Commonwealth Court of Pennsylvania (1983)

Facts

Issue

Holding — Doyle, J.

Rule

Reasoning

Deep Dive: How the Court Reached Its Decision

Substantial Evidence Supporting Findings

The Commonwealth Court affirmed the trial court's findings, emphasizing that substantial evidence supported the conclusion that White Rock had indeed agreed to the metered rate of $3.65 per 1,000 gallons during negotiations with Monroe Township. The court noted that White Rock had paid this rate for nearly a year without raising any objections, which indicated acceptance of the terms. This consistent payment was critical in establishing that a binding agreement existed, despite White Rock's later claims that the ordinance did not apply to its sewage collection system. The court clarified that the enforceability of the contract was not dependent on the existence of a specific ordinance for sewage collection systems, as the agreement made by White Rock and the Township was valid on its own merits. Thus, the evidence was sufficient to support the trial court's conclusion regarding the existence and terms of the contract.

Authority to Establish Rates

The court addressed White Rock's contention that the rates established by Monroe Township were excessive and beyond its authority. It referenced the Act of July 18, 1935, which permits municipalities to set sewage rates that cover not only operational costs but also maintenance, repair, depreciation, and amortization of debt, including a ten percent margin of safety. The trial court had evaluated all relevant expenses and concluded that the rates charged were reasonable and reflective of the costs incurred by the Township in providing sewage services. This legal framework provided Monroe Township with the authority to establish the metered rate, which was deemed appropriate and lawful under the applicable statutes. The court's reasoning reinforced the legitimacy of the Township's rate-setting process.

Proportional Apportionment of Rates

The Commonwealth Court examined White Rock's argument regarding the inequitable apportionment of sewage rates among different classes of customers, particularly pointing to the lower flat rate charged to private dwellings.

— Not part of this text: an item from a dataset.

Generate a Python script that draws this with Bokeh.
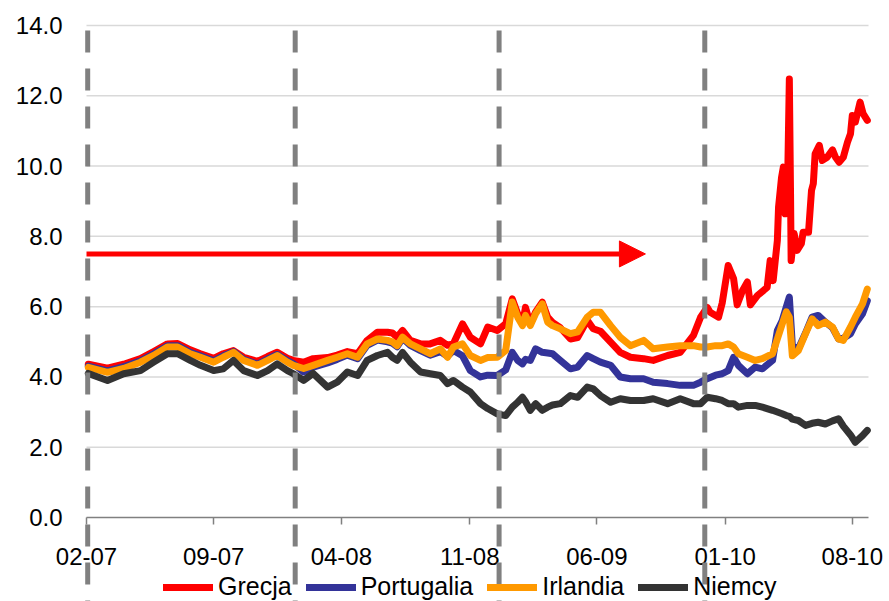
from datetime import datetime

from bokeh.embed import file_html
from bokeh.models import (Arrow, DatetimeTickFormatter, FixedTicker, Legend,
                          LegendItem, NormalHead, PrintfTickFormatter, Range1d)
from bokeh.plotting import figure
from bokeh.resources import INLINE

FONT = "Liberation Sans"
W, H = 889, 601

# ---- 10-year government bond yields (%) -------------------------------------
# shared observation dates, Feb 2007 - Nov 2009
base_dates = [
    "2007-02-04", "2007-03-08", "2007-04-04", "2007-05-02", "2007-05-24", "2007-06-16",
    "2007-07-03", "2007-07-24", "2007-08-10", "2007-09-01", "2007-09-17", "2007-10-04",
    "2007-10-21", "2007-11-13", "2007-11-30", "2007-12-16",
    "2008-01-02", "2008-01-12", "2008-01-29", "2008-02-14", "2008-03-09", "2008-03-25",
    "2008-04-11", "2008-04-28", "2008-05-14", "2008-05-31", "2008-06-17", "2008-06-25",
    "2008-07-03", "2008-07-12", "2008-07-25", "2008-08-11", "2008-08-27", "2008-09-13",
    "2008-09-25", "2008-10-05", "2008-10-20", "2008-11-02", "2008-11-19", "2008-12-01",
    "2008-12-17", "2008-12-31",
    "2009-01-11", "2009-01-20", "2009-01-28", "2009-02-02", "2009-02-10", "2009-02-19",
    "2009-03-02", "2009-03-11", "2009-03-19", "2009-04-01", "2009-04-18", "2009-04-30",
    "2009-05-16", "2009-05-26", "2009-06-07", "2009-06-24", "2009-07-10", "2009-07-27",
    "2009-08-18", "2009-09-03", "2009-09-27", "2009-10-18", "2009-11-09", "2009-11-21",
]

# Dec 2009 - Aug 2010 dates for Portugalia / Irlandia / Niemcy
tail_dates = [
    "2009-12-02", "2009-12-16", "2009-12-27", "2010-01-06", "2010-01-15", "2010-01-23",
    "2010-02-07", "2010-02-20", "2010-03-04", "2010-03-21", "2010-03-29", "2010-04-06",
    "2010-04-13", "2010-04-18", "2010-04-23", "2010-05-03", "2010-05-15", "2010-05-26",
    "2010-06-05", "2010-06-17", "2010-06-29", "2010-07-09", "2010-07-17", "2010-07-29",
    "2010-08-06", "2010-08-18", "2010-08-26",
]

# Dec 2009 - Aug 2010 dates for Grecja (denser around the spike)
grecja_tail_dates = [
    "2009-12-02", "2009-12-07", "2009-12-21", "2009-12-27", "2010-01-06", "2010-01-15",
    "2010-01-21", "2010-01-30", "2010-02-07", "2010-02-12", "2010-02-24", "2010-03-06",
    "2010-03-12", "2010-03-17", "2010-03-22", "2010-03-29", "2010-03-31", "2010-04-05",
    "2010-04-08", "2010-04-11", "2010-04-15", "2010-04-18", "2010-04-20", "2010-04-21",
    "2010-04-26", "2010-05-01", "2010-05-08", "2010-05-11", "2010-05-20", "2010-05-25",
    "2010-05-28", "2010-05-31", "2010-06-07", "2010-06-12", "2010-06-20", "2010-06-29",
    "2010-07-04", "2010-07-10", "2010-07-17", "2010-07-24", "2010-07-29", "2010-08-01",
    "2010-08-06", "2010-08-14", "2010-08-19", "2010-08-26",
]

grecja = [
    4.36, 4.25, 4.36, 4.52, 4.72, 4.94, 4.95, 4.77, 4.66, 4.53, 4.66, 4.75, 4.56, 4.44, 4.58, 4.70,
    4.53, 4.47, 4.42, 4.52, 4.55, 4.62, 4.72, 4.66, 5.04, 5.27, 5.27, 5.25, 5.13, 5.32, 5.04, 4.94,
    4.94, 5.04, 4.90, 4.95, 5.51, 5.13, 4.94, 5.42, 5.32, 5.51,
    6.22, 5.80, 5.50, 5.98, 5.50, 5.85, 6.13, 5.70, 5.55, 5.40, 5.08, 5.12, 5.61, 5.37, 5.30, 4.99,
    4.70, 4.56, 4.52, 4.47, 4.61, 4.70, 5.18, 5.70,
    5.98, 5.84, 5.70, 6.10, 7.17, 6.80, 6.05, 6.46, 6.70, 6.05, 6.32, 6.46, 6.55, 7.31, 6.74, 7.88,
    8.83, 9.68, 9.97, 8.64, 9.40, 12.48, 9.22, 7.31, 8.08, 7.60, 7.79, 8.12, 8.12, 9.31, 9.50, 10.35,
    10.59, 10.16, 10.25, 10.46, 10.25, 10.11, 10.25, 10.68, 10.92, 11.44, 11.25, 11.82, 11.49, 11.30,
]

portugalia = [
    4.31, 4.17, 4.29, 4.46, 4.66, 4.89, 4.89, 4.70, 4.60, 4.46, 4.60, 4.72, 4.50, 4.36, 4.51, 4.64,
    4.46, 4.38, 4.14, 4.28, 4.40, 4.50, 4.62, 4.52, 4.90, 5.05, 5.00, 4.96, 4.86, 5.10, 4.90, 4.75,
    4.62, 4.72, 4.59, 4.75, 4.60, 4.18, 4.00, 4.05, 4.04, 4.20,
    4.70, 4.47, 4.37, 4.50, 4.47, 4.80, 4.70, 4.68, 4.66, 4.47, 4.23, 4.28, 4.61, 4.52, 4.42, 4.33,
    4.00, 3.95, 3.95, 3.85, 3.81, 3.76, 3.76, 3.85,
    3.95, 4.05, 4.09, 4.18, 4.56, 4.33, 4.09, 4.28, 4.23, 4.47, 5.32, 5.60, 6.00, 6.27, 4.90, 4.80,
    5.25, 5.70, 5.75, 5.56, 5.40, 5.08, 5.10, 5.23, 5.51, 5.80, 6.17,
]

irlandia = [
    4.27, 4.13, 4.24, 4.42, 4.61, 4.85, 4.85, 4.66, 4.56, 4.42, 4.56, 4.70, 4.47, 4.33, 4.47, 4.61,
    4.42, 4.33, 4.24, 4.33, 4.47, 4.56, 4.66, 4.56, 4.94, 5.08, 5.04, 5.00, 4.89, 5.13, 4.94, 4.80,
    4.66, 4.80, 4.56, 4.85, 4.94, 4.61, 4.47, 4.55, 4.56, 4.75,
    6.13, 5.70, 5.46, 5.75, 5.46, 5.80, 6.08, 5.56, 5.46, 5.37, 5.23, 5.28, 5.70, 5.84, 5.84, 5.46,
    5.13, 4.89, 5.04, 4.80, 4.85, 4.89, 4.89, 4.85,
    4.85, 4.89, 4.89, 4.94, 4.85, 4.66, 4.56, 4.47, 4.52, 4.66, 5.08, 5.50, 5.85, 5.70, 4.60, 4.75,
    5.23, 5.65, 5.46, 5.56, 5.42, 5.08, 5.04, 5.42, 5.70, 6.08, 6.50,
]

niemcy = [
    4.10, 3.90, 4.09, 4.18, 4.42, 4.66, 4.66, 4.47, 4.33, 4.18, 4.23, 4.47, 4.18, 4.04, 4.18, 4.37,
    4.18, 4.09, 3.90, 4.10, 3.71, 3.85, 4.14, 4.04, 4.47, 4.61, 4.70, 4.56, 4.47, 4.70, 4.42, 4.14,
    4.09, 4.04, 3.81, 3.90, 3.71, 3.57, 3.24, 3.10, 2.95, 2.90,
    3.14, 3.28, 3.42, 3.30, 3.05, 3.24, 3.05, 3.14, 3.20, 3.24, 3.47, 3.42, 3.71, 3.66, 3.47, 3.28,
    3.38, 3.33, 3.33, 3.38, 3.24, 3.38, 3.24, 3.24,
    3.42, 3.38, 3.33, 3.24, 3.24, 3.14, 3.19, 3.19, 3.14, 3.05, 3.00, 2.95, 2.90, 2.88, 2.80, 2.76,
    2.62, 2.68, 2.71, 2.66, 2.75, 2.81, 2.60, 2.35, 2.14, 2.33, 2.48,
]

series_names = ["Grecja", "Portugalia", "Irlandia", "Niemcy"]
series_colors = ["#ff0000", "#333399", "#ff9900", "#333333"]

# x-axis tick labels (month-year)
tick_labels = ["02-07", "09-07", "04-08", "11-08", "06-09", "01-10", "08-10"]
y_ticks = [0, 2, 4, 6, 8, 10, 12, 14]

# dates marked with vertical dashed lines
marker_dates = ["2007-02-03", "2008-01-15", "2008-12-20", "2009-11-28"]

# chart extent (data units) and where it sits on the page (pixels)
x_start, x_end = datetime(2007, 2, 1), datetime(2010, 8, 28)
y_lo, y_hi = 0.0, 14.0
px_left, px_right = 86, 868      # plot area, horizontal
px_top, px_bottom = 25, 517      # plot area, vertical (14.0 and 0.0)


def to_dt(s):
    return datetime.strptime(s, "%Y-%m-%d")


def to_ms(dt):
    return (dt - datetime(1970, 1, 1)).total_seconds() * 1000.0


common_dates = [to_dt(d) for d in base_dates + tail_dates]
grecja_dates = [to_dt(d) for d in base_dates + grecja_tail_dates]
tick_ms = [to_ms(datetime(2000 + int(t[3:]), int(t[:2]), 1)) for t in tick_labels]

# the frame covers the whole page so that the markers can run past the axis
span_x = (x_end - x_start) / (px_right - px_left)
span_y = (y_hi - y_lo) / (px_bottom - px_top)
xr = Range1d(x_start - span_x * px_left, x_end + span_x * (W - px_right))
yr = Range1d(y_lo - span_y * (H - px_bottom), y_hi + span_y * px_top)

p = figure(
    width=W, height=H,
    x_axis_type="datetime",
    x_range=xr, y_range=yr,
    output_backend="svg",
    toolbar_location=None,
    min_border=0,
    background_fill_color="white",
    border_fill_color="white",
)
p.outline_line_color = None
p.xgrid.visible = False
p.ygrid.visible = False

# horizontal gridlines, limited to the plot area
grid_levels = y_ticks[1:]
g = p.segment(x0=[x_start] * len(grid_levels), y0=grid_levels,
              x1=[x_end] * len(grid_levels), y1=grid_levels,
              line_color="#d9d9d9", line_width=1.5)
g.level = "underlay"

# y axis: labels only, anchored at the left edge of the plot area
yax = p.yaxis[0]
yax.fixed_location = to_ms(x_start)
yax.bounds = (y_lo, y_hi)
yax.ticker = FixedTicker(ticks=y_ticks)
yax.formatter = PrintfTickFormatter(format="%.1f")
yax.axis_line_color = None
yax.major_tick_line_color = None
yax.minor_tick_line_color = None
yax.major_label_standoff = 18
yax.major_label_text_font = FONT
yax.major_label_text_font_size = "24px"
yax.major_label_text_color = "black"

# x axis sits on the zero line
xax = p.xaxis[0]
xax.fixed_location = 0
xax.bounds = (x_start, x_end)
xax.ticker = FixedTicker(ticks=tick_ms)
fmt = "%m-%y"
xax.formatter = DatetimeTickFormatter(
    years=fmt, months=fmt, days=fmt, hours=fmt, hourmin=fmt,
    minutes=fmt, minsec=fmt, seconds=fmt, milliseconds=fmt, microseconds=fmt,
)
xax.axis_line_color = "#808080"
xax.axis_line_width = 1.5
xax.major_tick_line_color = "#808080"
xax.major_tick_line_width = 1.5
xax.major_tick_in = 0
xax.major_tick_out = 7
xax.minor_tick_line_color = None
xax.major_label_standoff = 23
xax.major_label_text_font = FONT
xax.major_label_text_font_size = "24px"
xax.major_label_text_color = "black"

# series
renderers = []
series_data = [
    (grecja_dates, grecja),
    (common_dates, portugalia),
    (common_dates, irlandia),
    (common_dates, niemcy),
]
for (xs, ys), color in zip(series_data, series_colors):
    r = p.line(xs, ys, line_color=color, line_width=7,
               line_join="round", line_cap="round")
    renderers.append(r)

# red arrow at 7.5 %
p.add_layout(Arrow(
    x_start=x_start, y_start=7.5,
    x_end=datetime(2009, 8, 21), y_end=7.5,
    line_color="#ff0000", line_width=5,
    end=NormalHead(size=26, fill_color="#ff0000", line_color="#ff0000", line_width=1),
))

legend = Legend(
    items=[LegendItem(label=n, renderers=[r]) for n, r in zip(series_names, renderers)],
    orientation="horizontal",
    location=(163, 0),
    glyph_width=50, glyph_height=20,
    label_standoff=5, spacing=14,
    padding=0, margin=0,
    border_line_alpha=0, background_fill_alpha=0,
    label_text_font=FONT, label_text_font_size="25px", label_text_color="black",
)
p.add_layout(legend)

# vertical dashed markers, drawn over everything
md = [to_dt(d) for d in marker_dates]
seg = p.segment(x0=md, y0=[13.86] * len(md), x1=md, y1=[-3.0] * len(md),
                line_color="#808080", line_width=5, line_dash="22 16")
seg.level = "overlay"

open("out.html", "w").write(file_html(p, INLINE))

The court noted that judicial review of a municipality's rate apportionment is limited; as long as the charges are uniform within a classification and reasonably proportional to the service rendered, the municipality has the discretion to set rates. White Rock was considered its own class due to the special agreement it had with the Township, and the metered rate it was charged was reasonably proportional to the service it received, especially considering the added costs associated with servicing larger users. The court highlighted that specific issues, such as White Rock's own defective pipes leading to excessive flows, justified the higher rate imposed on it compared to residential customers.

Financial Difficulties and Unconscionability

In addressing White Rock's claim that the agreement should be set aside as unconscionable due to its financial difficulties, the court found that these difficulties stemmed from the company's own actions. The trial court determined that the increased costs incurred by White Rock were a result of unexpectedly high sewage flows caused by defects within its system, rather than the terms of the contract itself. As such, the financial burdens experienced by White Rock could not be attributed to the Township or the metered rate established in their agreement. The court's analysis indicated that the terms of the contract were not inherently unfair or oppressive, as they reflected the actual costs associated with providing sewage services. This reasoning provided a strong basis for rejecting White Rock's assertion of unconscionability.

Conclusion of Affirmation

The Commonwealth Court ultimately concluded that the orders of the Court of Common Pleas were to be affirmed, siding with Monroe Township in its collection of unpaid sewage charges from White Rock. The court's ruling not only upheld the validity of the rate agreement but also reinforced the municipality's authority to set rates that reflect the true costs of service provision. The decision clarified that a municipality could enforce a sewage service contract, even when a customer faced financial difficulties, as long as the charges were reasonable and based on lawful authority. This case exemplified the importance of contractual obligations and the limits of judicial intervention in municipal rate-setting, establishing clear precedents for future similar disputes.